Datos: CIS (Pre-electoral 2011) y Castromil y Chavero (2012)
Este alto grado de complicidad entre partidos políticos y medios de comunicación tiene importantes consecuencias sobre cómo los españoles acabamos consumiendo los medios de comunicación. Y es que ante tal panorama de sectarismo mediático, es inevitable que nos aproximemos al quiosco con elevadas medidas de seguridad para evitar ser expuestos a mensajes sistemáticamente contradictorios a nuestras preferencias políticas. El resultado es que escogemos los periódicos siguiendo un estricto criterio ideológico. La práctica totalidad de los lectores de El País son de izquierdas y, en cambio, los de El Mundo y elABC son de derechas (véase el gráfico).
Todo ello provoca que el panorama mediático de nuestro país se asemeje a una “guerra de trincheras”, lo que genera un alto grado de cinismo político hacia los escándalos de corrupción. Cuando un periódico destapa un escándalo de corrupción suele ser recibido por la otra trinchera como una estratégica interesada, que tiene como única intención el descrédito o la difamación del adversario por cuestiones estrictamente políticas. Esto provoca que los ciudadanos (tristemente atrincherados en alguno de los bandos) se tomen con altas dosis de cinismo los escándalos publicados en los periódicos rivales.

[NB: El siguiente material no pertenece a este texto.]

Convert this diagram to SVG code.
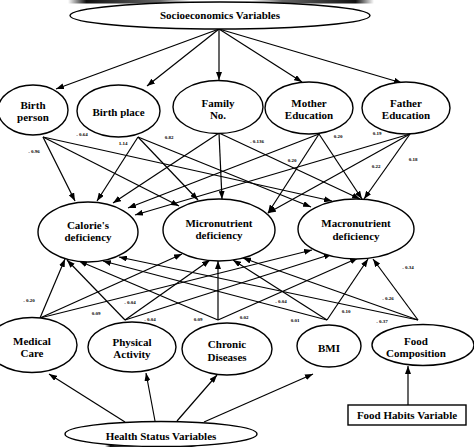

Es cierto que, por regla general, los individuos tienen una tendencia psicológica a no dar crédito a los escándalos que afectan al partido con el que se sienten identificados y a exagerar los que afectan a sus rivales políticos. Este sesgo psicológico ha sido elegantemente estudiado por algunos investigadores de la Universidad Autónoma de Barcelona a través de experimentos (se puede leer el artículo académico aquí). A pesar de que se trata de una tendencia que ocurre en todas partes, tengo la convicción de que tal dinámica está altamente acentuada en nuestro país debido a su particular “guerra de trincheras” mediática.
Por el momento, el caso Bárcenas está siendo excepcionalmente denunciado por periódicos de ambas trincheras, por lo que puede facilitar que los ciudadanos otorgen credibilidad al asunto. En este sentido, el caso Bárcenas puede ser partícularmente dañino para el PP. Aún así, seguramente muchos que están leyendo estas líneas siguen preguntándose con cierta desconfianza qué motivación política se esconde tras el afán denunciador del periódico de Pedro Jota.
Creo firmemente que en nuestro país urge un cambio drástico del rol que desempeñan los medios de comunicación. Para combatir la corrupción es esencial tener a ciudadanos informados, que den credibilidad a los escándalos que se publican en los medios (incluso cuando éstos afectan a su partido) y que, en consecuencia, castiguen la corrupción en las urnas. Y mucho me temo que tal escenario no se consigue con reformas del código penal, escenificando pactos entre partidos políticos o con las (ya cansinas) fórmulas perezosas de reformar el sistema electoral. Sólo unos medios independientes pueden evitar que los ciudadanos conciban los escándalos de corrupción como estrategias de politiqueo, con intereses espurios y con el único objetivo de difamar al adversario. Es necesario cortar los estrechos lazos entre élites políticas y medios de comunicación. Otra cuestión es saber cómo hacerlo.